> I had a local situation at 94.5MHz interfering with 94.3MHz. The
>94.3MHz station is an out of town station and signal strength is weaker.
>The interference was on all my radios. I called the Radio station
>engineer and he suggested the engineer from the out of town station
>probably put me up to making the call, this was not true. From the
>conversation, I think he had got a lot of calls about the interference,
>but he assured my the station was in compliance with FCC Reg's. It was
>Hip Hop vs O'Reilly back then.

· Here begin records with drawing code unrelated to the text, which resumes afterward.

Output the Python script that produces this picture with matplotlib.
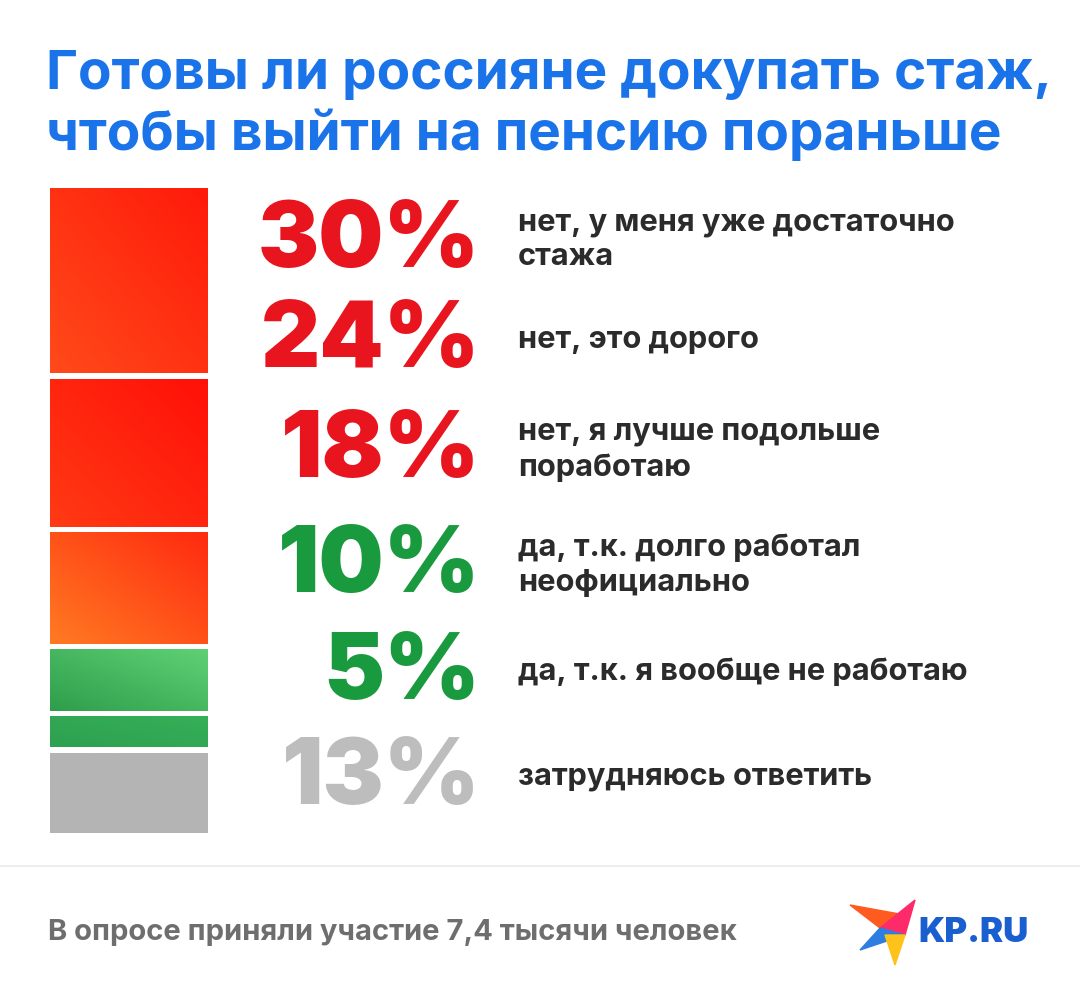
import numpy as np
import matplotlib.pyplot as plt
from matplotlib.patches import Polygon

title = "Готовы ли россияне докупать стаж,\nчтобы выйти на пенсию пораньше"
values = [30, 24, 18, 10, 5, 13]
labels = ["нет, у меня уже достаточно\nстажа", "нет, это дорого",
          "нет, я лучше подольше\nпоработаю", "да, т.к. долго работал\nнеофициально",
          "да, т.к. я вообще не работаю", "затрудняюсь ответить"]
text_y = [240, 340, 450, 565, 672, 777]
footer = "В опросе приняли участие 7,4 тысячи человек"

grads = [("#ff4a1a", "#ff1a0a"), ("#ff3a14", "#ff1008"), ("#ff7a22", "#ff2a10"),
         ("#2e9e4c", "#5fd174"), ("#2ea050", "#35b058"), ("#b4b4b4", "#b4b4b4")]
pct_colors = ["#e8141e", "#e8141e", "#e8141e", "#1a9a3e", "#1a9a3e", "#bdbdbd"]

W, H = 1080, 1002
fig = plt.figure(figsize=(W / 100, H / 100), dpi=100)
ax = fig.add_axes([0, 0, 1, 1])
ax.set_xlim(0, W)
ax.set_ylim(H, 0)
ax.axis("off")

for i, line in enumerate(title.split("\n")):
    ax.text(46, 75 + 60 * i, line, fontsize=39.5, fontweight="bold", color="#1a73e8",
            family="Inter", va="center")

top, bottom, gap = 188, 833, 5.5
scale = (bottom - top - gap * (len(values) - 1)) / sum(values)
y = top
for v, (c1, c2) in zip(values, grads):
    h = v * scale
    bars = ax.bar(129, h, width=158, bottom=y, color="none", align="center")
    rect = bars[0]
    cmap = plt.matplotlib.colors.LinearSegmentedColormap.from_list("g", [c1, c2])
    gx, gy = np.meshgrid(np.linspace(0, 1, 50), np.linspace(0, 1, 50))
    im = ax.imshow((gx + (1 - gy)) / 2, cmap=cmap, extent=(50, 208, y + h, y),
                   aspect="auto", zorder=2, vmin=0, vmax=1)
    im.set_clip_path(rect)
    y += h + gap
ax.set_xlim(0, W)
ax.set_ylim(H, 0)

for v, lab, ty, pc in zip(values, labels, text_y, pct_colors):
    ax.text(480, ty + 3, f"{v}%", fontsize=66, fontweight="black", family="Inter",
            color=pc, ha="right", va="center")
    ax.text(518, ty, lab, fontsize=22.2, fontweight="bold", family="Inter",
            color="#2b2b2b", va="center", linespacing=1.3)

ax.plot([0, W], [866, 866], color="#eeeeee", lw=1.5)
ax.text(48, 932, footer, fontsize=21, fontweight="bold", family="Inter",
        color="#6e6e6e", va="center")

# logo
ax.add_patch(Polygon([(850, 905), (905, 915), (880, 928)], color="#ff5a1f", zorder=3))
ax.add_patch(Polygon([(880, 928), (915, 900), (905, 935)], color="#ff2a6a", zorder=3))
ax.add_patch(Polygon([(880, 928), (905, 935), (860, 950)], color="#2e7de0", zorder=3))
ax.add_patch(Polygon([(885, 935), (905, 935), (895, 965)], color="#ffc21a", zorder=3))
ax.text(918, 933, "KP.RU", fontsize=25, fontweight="black", family="Inter",
        color="#1a5fd0", va="center")

fig.savefig("out.png", dpi=100)
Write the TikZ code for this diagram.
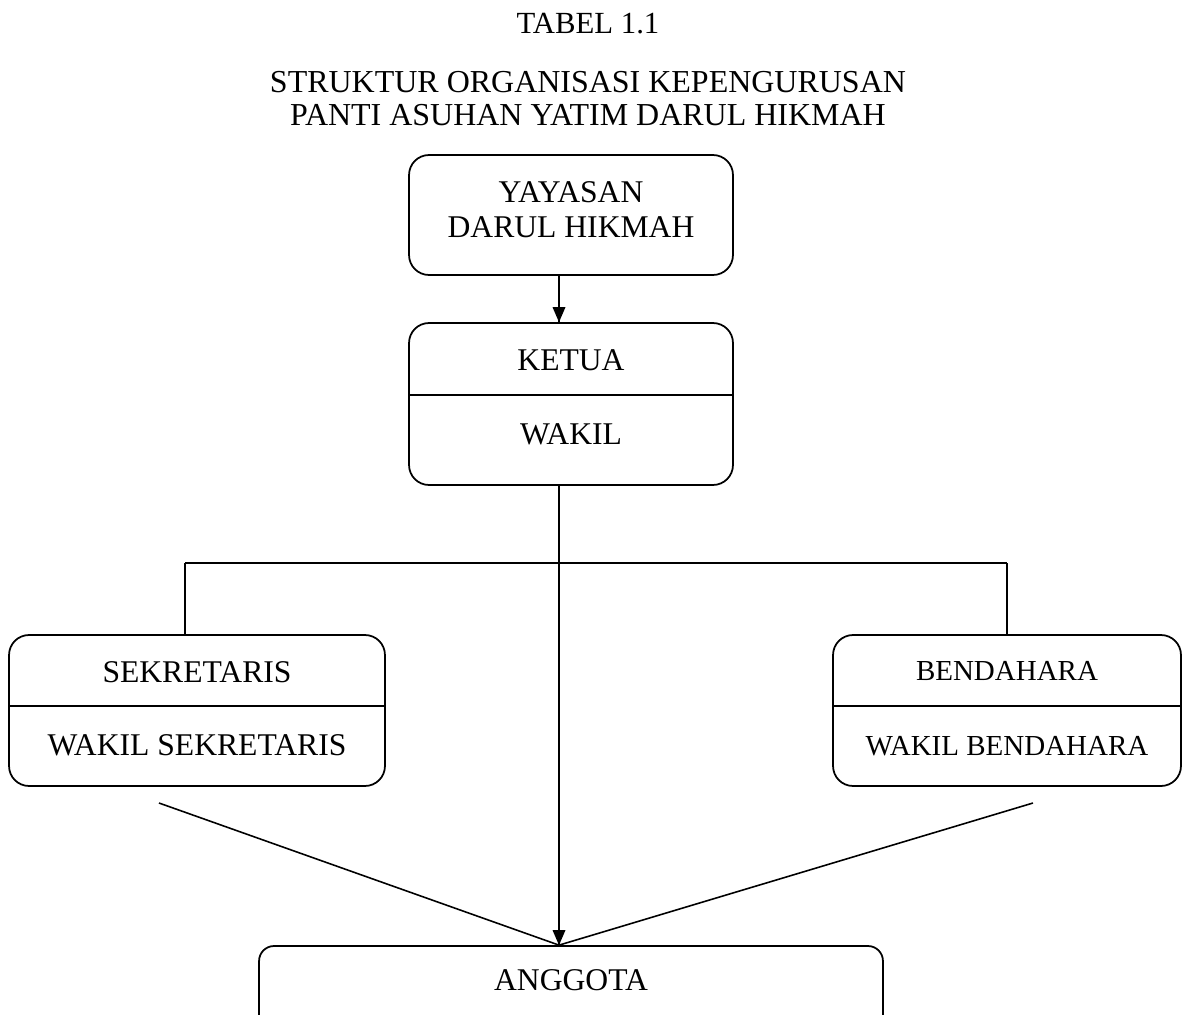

It went on that way for years until the
>station changed from Hip Hop to some other format, then the interference
>went away.
The station engineer might have been telling the strict truth... it
would have taken a spectrum analyzer or modulation meter to be sure.
Commercial FM is generally allowed a +/- 75 kHz carrier deviation.
Due to the way FM works, and due to the fact that the station is
transmitting a stereo subcarrier (centered on 38 kHz, with its own
sidebands going out as much as 15 kHz on either side), the FM
station's actual RF "footprint" can easily have significant energy 120
kHz on either side of its nominal carrier frequency. That's more than
half-way out to the "alternate" channel center, 200 kHz away. If the
station tends to run "loud" (highly compressed audio, cranked all the
way up) then the "wide footprint" is likely to be present much or most
of the time.
Things can be even worse these days, since many stations are also
transmitting in-band/on-channel digital subcarriers which go out even
further.
A lot of FM radios/receivers have fairly "broad" intermediate-
frequency filters... e.g. one or two crystal filters with 220 kHz or
even 250 kHz bandwidth. Such broad receptivity lets almost all of the
"desired" station's signal in... and that's good for low-distortion
stereo reception since you get the whole stereo subcarrier.
Unfortunately, if there's a strong signal on the "alternate" channel
(200 kHz away), that signal's outer sidebands will end up getting
through the filter, and will probably affect the stereo subcarrier and
increase distortion or "break through" into audibility. If you're
trying to tune in a weak, distant signal that's on an "adjacent"
channel to a strong local (100 kHz away) the problem is even worse.
There are ways to work around this:
- Use an FM tuner which has a narrower IF bandwidth. Better tuners
often have a wide/narrow switch setting, with the narrow setting
using different (or more) crystal filters with reduced bandwidth -
200, 180, 150, or even 110 kHz.
The narrower filters can eliminate a lot of adjacent- and
alternate-channel bleedover. The price is higher distortion
(especially in stereo) since the outer FM sidebands of the desired
station are also eliminated by the narrower filters.
- Use a directional FM antenna, and aim it in the direction which
gives the best results. This may be "aimed towards the desired
station" (increasing its relative strength), or "aimed at an angle
away from the undesired station" (to put the interfering station in
a "null" in the antenna's reception pattern).